**DATA**
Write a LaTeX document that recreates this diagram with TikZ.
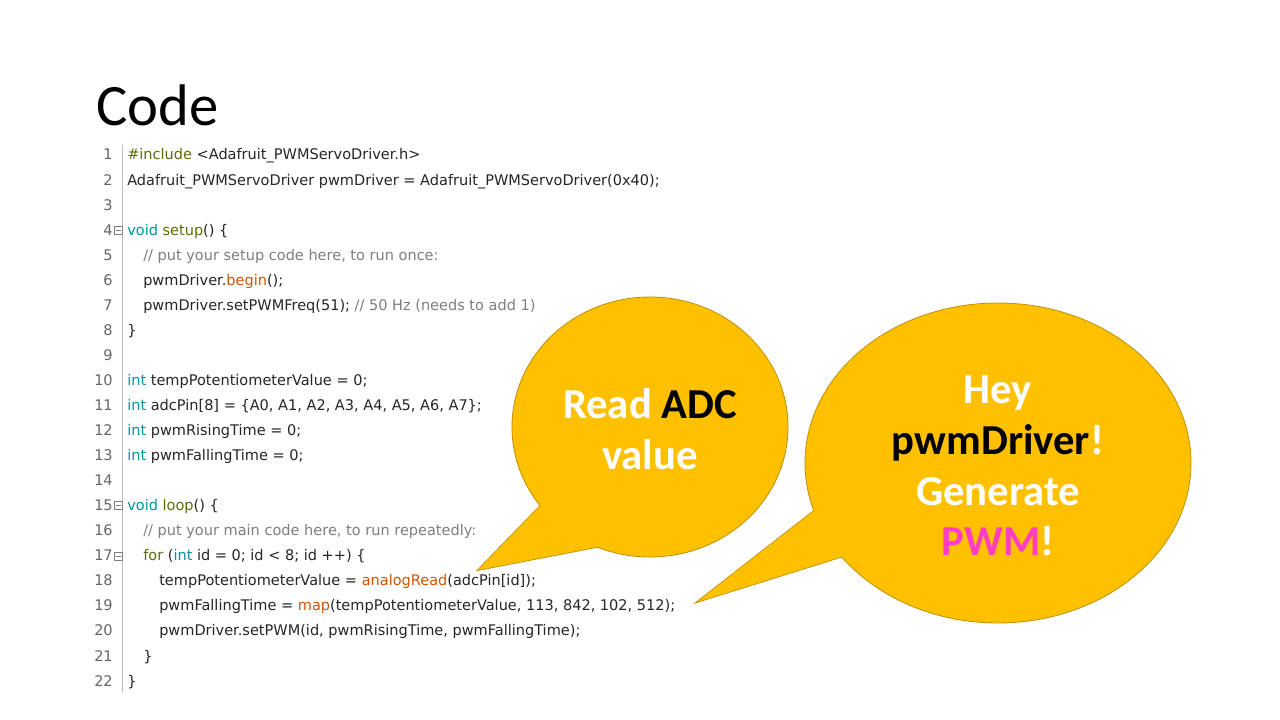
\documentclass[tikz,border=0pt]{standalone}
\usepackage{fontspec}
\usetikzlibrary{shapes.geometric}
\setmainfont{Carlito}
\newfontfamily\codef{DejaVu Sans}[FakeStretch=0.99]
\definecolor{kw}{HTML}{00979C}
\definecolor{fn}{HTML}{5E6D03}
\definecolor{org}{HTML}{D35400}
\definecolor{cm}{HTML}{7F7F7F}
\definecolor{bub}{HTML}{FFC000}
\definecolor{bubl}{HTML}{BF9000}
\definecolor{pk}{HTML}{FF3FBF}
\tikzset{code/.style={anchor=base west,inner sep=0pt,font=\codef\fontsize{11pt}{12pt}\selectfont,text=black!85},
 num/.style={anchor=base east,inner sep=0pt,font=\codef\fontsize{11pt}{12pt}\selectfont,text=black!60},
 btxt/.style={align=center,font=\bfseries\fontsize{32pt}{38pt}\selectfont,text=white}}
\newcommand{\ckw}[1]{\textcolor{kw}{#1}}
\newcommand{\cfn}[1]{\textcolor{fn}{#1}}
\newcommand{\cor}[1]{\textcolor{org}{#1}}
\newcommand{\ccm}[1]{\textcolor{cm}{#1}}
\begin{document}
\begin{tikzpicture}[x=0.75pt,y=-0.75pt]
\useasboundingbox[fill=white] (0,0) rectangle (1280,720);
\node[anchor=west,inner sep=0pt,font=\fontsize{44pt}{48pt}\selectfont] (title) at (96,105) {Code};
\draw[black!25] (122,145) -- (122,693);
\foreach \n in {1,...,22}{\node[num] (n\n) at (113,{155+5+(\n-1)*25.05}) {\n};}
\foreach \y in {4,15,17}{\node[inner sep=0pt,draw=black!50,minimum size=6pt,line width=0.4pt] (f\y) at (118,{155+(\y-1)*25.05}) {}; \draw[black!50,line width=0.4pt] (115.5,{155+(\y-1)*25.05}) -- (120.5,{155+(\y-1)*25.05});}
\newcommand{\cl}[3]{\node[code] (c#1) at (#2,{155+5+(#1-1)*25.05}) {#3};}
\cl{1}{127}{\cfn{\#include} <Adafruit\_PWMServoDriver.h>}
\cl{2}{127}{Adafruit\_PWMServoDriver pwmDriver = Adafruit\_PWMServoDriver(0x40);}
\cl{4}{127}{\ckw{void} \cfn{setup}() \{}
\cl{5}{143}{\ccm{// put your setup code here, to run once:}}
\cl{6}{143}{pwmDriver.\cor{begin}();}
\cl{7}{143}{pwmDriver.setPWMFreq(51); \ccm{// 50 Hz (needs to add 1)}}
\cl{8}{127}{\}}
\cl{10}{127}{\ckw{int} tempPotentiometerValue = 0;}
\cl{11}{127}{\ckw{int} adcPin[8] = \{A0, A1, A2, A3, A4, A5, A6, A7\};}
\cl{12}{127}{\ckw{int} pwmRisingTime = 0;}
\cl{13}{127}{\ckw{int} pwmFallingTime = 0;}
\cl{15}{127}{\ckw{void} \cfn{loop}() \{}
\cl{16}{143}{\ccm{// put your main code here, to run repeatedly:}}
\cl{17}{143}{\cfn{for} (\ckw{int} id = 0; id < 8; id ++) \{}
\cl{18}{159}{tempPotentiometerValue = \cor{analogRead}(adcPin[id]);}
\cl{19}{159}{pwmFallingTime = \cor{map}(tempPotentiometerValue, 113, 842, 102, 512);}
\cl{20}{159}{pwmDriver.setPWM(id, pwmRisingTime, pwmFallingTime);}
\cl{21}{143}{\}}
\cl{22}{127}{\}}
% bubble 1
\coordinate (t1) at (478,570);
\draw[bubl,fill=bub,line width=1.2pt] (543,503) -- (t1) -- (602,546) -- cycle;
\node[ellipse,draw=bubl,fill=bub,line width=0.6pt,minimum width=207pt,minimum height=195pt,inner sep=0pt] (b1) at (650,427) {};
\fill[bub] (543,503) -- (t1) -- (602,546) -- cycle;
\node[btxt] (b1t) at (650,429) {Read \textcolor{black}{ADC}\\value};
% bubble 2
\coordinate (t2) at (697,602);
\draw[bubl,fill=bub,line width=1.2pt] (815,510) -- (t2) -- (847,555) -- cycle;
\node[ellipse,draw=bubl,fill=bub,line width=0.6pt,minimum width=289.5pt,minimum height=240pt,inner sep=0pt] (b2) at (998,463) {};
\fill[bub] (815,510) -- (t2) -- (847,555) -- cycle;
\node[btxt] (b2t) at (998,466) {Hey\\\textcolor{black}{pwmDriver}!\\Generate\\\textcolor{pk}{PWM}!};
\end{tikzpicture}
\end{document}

**WHAT YOU WILL DO**
Copy out each line exactly, without the pictures.

**RESPONSE BELOW**
Write a LaTeX document that recreates this diagram with TikZ.
\documentclass[tikz,border=0pt]{standalone}
\usepackage{fontspec}
\usetikzlibrary{shapes.geometric}
\setmainfont{Carlito}
\newfontfamily\codef{DejaVu Sans}[FakeStretch=0.99]
\definecolor{kw}{HTML}{00979C}
\definecolor{fn}{HTML}{5E6D03}
\definecolor{org}{HTML}{D35400}
\definecolor{cm}{HTML}{7F7F7F}
\definecolor{bub}{HTML}{FFC000}
\definecolor{bubl}{HTML}{BF9000}
\definecolor{pk}{HTML}{FF3FBF}
\tikzset{code/.style={anchor=base west,inner sep=0pt,font=\codef\fontsize{11pt}{12pt}\selectfont,text=black!85},
 num/.style={anchor=base east,inner sep=0pt,font=\codef\fontsize{11pt}{12pt}\selectfont,text=black!60},
 btxt/.style={align=center,font=\bfseries\fontsize{32pt}{38pt}\selectfont,text=white}}
\newcommand{\ckw}[1]{\textcolor{kw}{#1}}
\newcommand{\cfn}[1]{\textcolor{fn}{#1}}
\newcommand{\cor}[1]{\textcolor{org}{#1}}
\newcommand{\ccm}[1]{\textcolor{cm}{#1}}
\begin{document}
\begin{tikzpicture}[x=0.75pt,y=-0.75pt]
\useasboundingbox[fill=white] (0,0) rectangle (1280,720);
\node[anchor=west,inner sep=0pt,font=\fontsize{44pt}{48pt}\selectfont] (title) at (96,105) {Code};
\draw[black!25] (122,145) -- (122,693);
\foreach \n in {1,...,22}{\node[num] (n\n) at (113,{155+5+(\n-1)*25.05}) {\n};}
\foreach \y in {4,15,17}{\node[inner sep=0pt,draw=black!50,minimum size=6pt,line width=0.4pt] (f\y) at (118,{155+(\y-1)*25.05}) {}; \draw[black!50,line width=0.4pt] (115.5,{155+(\y-1)*25.05}) -- (120.5,{155+(\y-1)*25.05});}
\newcommand{\cl}[3]{\node[code] (c#1) at (#2,{155+5+(#1-1)*25.05}) {#3};}
\cl{1}{127}{\cfn{\#include} <Adafruit\_PWMServoDriver.h>}
\cl{2}{127}{Adafruit\_PWMServoDriver pwmDriver = Adafruit\_PWMServoDriver(0x40);}
\cl{4}{127}{\ckw{void} \cfn{setup}() \{}
\cl{5}{143}{\ccm{// put your setup code here, to run once:}}
\cl{6}{143}{pwmDriver.\cor{begin}();}
\cl{7}{143}{pwmDriver.setPWMFreq(51); \ccm{// 50 Hz (needs to add 1)}}
\cl{8}{127}{\}}
\cl{10}{127}{\ckw{int} tempPotentiometerValue = 0;}
\cl{11}{127}{\ckw{int} adcPin[8] = \{A0, A1, A2, A3, A4, A5, A6, A7\};}
\cl{12}{127}{\ckw{int} pwmRisingTime = 0;}
\cl{13}{127}{\ckw{int} pwmFallingTime = 0;}
\cl{15}{127}{\ckw{void} \cfn{loop}() \{}
\cl{16}{143}{\ccm{// put your main code here, to run repeatedly:}}
\cl{17}{143}{\cfn{for} (\ckw{int} id = 0; id < 8; id ++) \{}
\cl{18}{159}{tempPotentiometerValue = \cor{analogRead}(adcPin[id]);}
\cl{19}{159}{pwmFallingTime = \cor{map}(tempPotentiometerValue, 113, 842, 102, 512);}
\cl{20}{159}{pwmDriver.setPWM(id, pwmRisingTime, pwmFallingTime);}
\cl{21}{143}{\}}
\cl{22}{127}{\}}
% bubble 1
\coordinate (t1) at (478,570);
\draw[bubl,fill=bub,line width=1.2pt] (543,503) -- (t1) -- (602,546) -- cycle;
\node[ellipse,draw=bubl,fill=bub,line width=0.6pt,minimum width=207pt,minimum height=195pt,inner sep=0pt] (b1) at (650,427) {};
\fill[bub] (543,503) -- (t1) -- (602,546) -- cycle;
\node[btxt] (b1t) at (650,429) {Read \textcolor{black}{ADC}\\value};
% bubble 2
\coordinate (t2) at (697,602);
\draw[bubl,fill=bub,line width=1.2pt] (815,510) -- (t2) -- (847,555) -- cycle;
\node[ellipse,draw=bubl,fill=bub,line width=0.6pt,minimum width=289.5pt,minimum height=240pt,inner sep=0pt] (b2) at (998,463) {};
\fill[bub] (815,510) -- (t2) -- (847,555) -- cycle;
\node[btxt] (b2t) at (998,466) {Hey\\\textcolor{black}{pwmDriver}!\\Generate\\\textcolor{pk}{PWM}!};
\end{tikzpicture}
\end{document}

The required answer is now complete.